* start Records provided *

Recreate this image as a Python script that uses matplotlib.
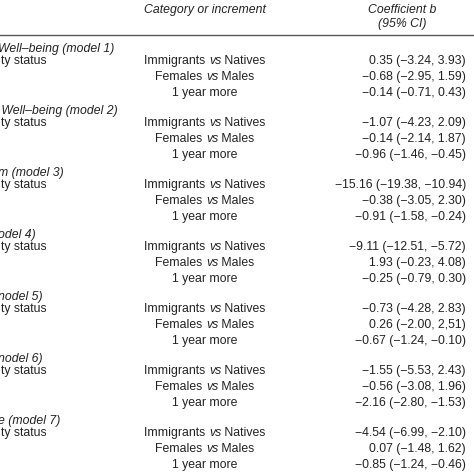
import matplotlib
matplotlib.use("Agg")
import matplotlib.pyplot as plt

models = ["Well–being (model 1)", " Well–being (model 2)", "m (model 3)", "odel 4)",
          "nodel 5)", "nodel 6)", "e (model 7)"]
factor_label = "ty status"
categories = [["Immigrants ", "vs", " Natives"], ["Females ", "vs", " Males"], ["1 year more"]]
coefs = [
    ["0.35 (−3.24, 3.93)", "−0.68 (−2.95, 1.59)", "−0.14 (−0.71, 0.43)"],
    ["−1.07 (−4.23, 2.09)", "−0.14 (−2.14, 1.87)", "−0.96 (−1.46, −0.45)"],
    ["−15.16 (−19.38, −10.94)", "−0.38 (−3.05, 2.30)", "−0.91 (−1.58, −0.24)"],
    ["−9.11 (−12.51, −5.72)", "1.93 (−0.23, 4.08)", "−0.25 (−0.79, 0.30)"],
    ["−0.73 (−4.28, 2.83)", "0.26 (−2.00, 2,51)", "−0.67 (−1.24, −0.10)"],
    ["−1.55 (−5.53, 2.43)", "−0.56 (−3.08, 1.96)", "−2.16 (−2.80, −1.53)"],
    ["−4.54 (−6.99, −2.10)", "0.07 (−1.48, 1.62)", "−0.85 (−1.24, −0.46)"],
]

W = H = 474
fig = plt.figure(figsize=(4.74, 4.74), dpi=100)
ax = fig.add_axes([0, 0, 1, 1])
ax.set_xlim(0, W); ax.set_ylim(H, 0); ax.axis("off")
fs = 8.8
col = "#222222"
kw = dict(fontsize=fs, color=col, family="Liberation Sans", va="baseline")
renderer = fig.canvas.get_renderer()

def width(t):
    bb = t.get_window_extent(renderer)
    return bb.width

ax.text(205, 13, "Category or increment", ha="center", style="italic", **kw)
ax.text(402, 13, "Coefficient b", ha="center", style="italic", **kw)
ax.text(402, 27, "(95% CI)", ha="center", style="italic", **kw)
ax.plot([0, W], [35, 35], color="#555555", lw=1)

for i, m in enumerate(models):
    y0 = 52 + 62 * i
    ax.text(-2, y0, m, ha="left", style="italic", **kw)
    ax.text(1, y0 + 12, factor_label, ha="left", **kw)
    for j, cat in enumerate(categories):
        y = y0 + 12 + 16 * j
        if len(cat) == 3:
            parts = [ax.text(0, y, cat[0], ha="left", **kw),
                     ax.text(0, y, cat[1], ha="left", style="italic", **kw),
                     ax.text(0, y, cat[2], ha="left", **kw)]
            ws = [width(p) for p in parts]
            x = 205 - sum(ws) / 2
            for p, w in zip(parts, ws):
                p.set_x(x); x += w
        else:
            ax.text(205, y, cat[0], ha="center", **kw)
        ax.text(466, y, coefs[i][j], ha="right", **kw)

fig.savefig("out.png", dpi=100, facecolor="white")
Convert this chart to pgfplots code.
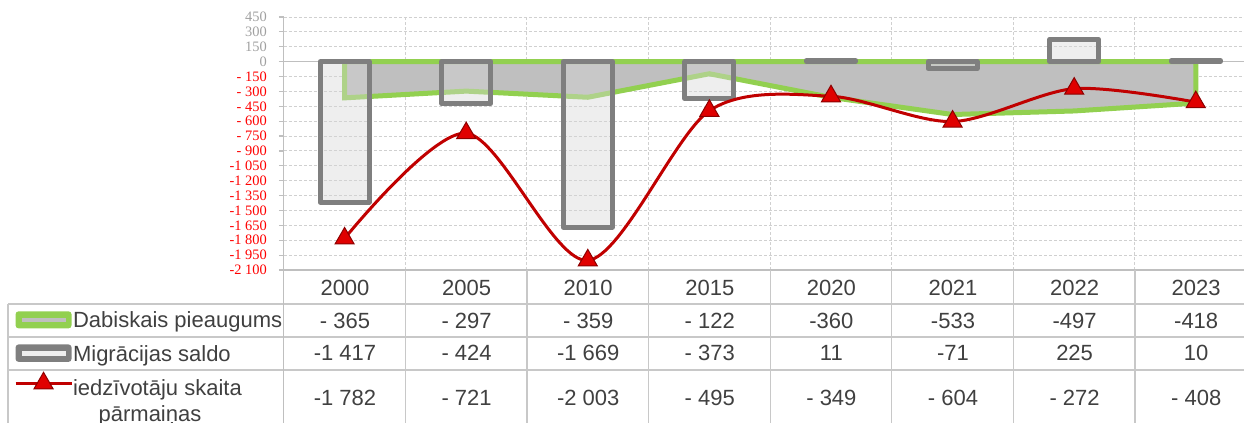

* end Records provided *

# What you have to do:
Repeat only what runs from the first line of the records above to the line with "import matplotlib.pyplot as plt", both included, word for word, minus the pictures.

# Problem solution:
Recreate this image as a Python script that uses matplotlib.
import matplotlib
matplotlib.use("Agg")
import matplotlib.pyplot as plt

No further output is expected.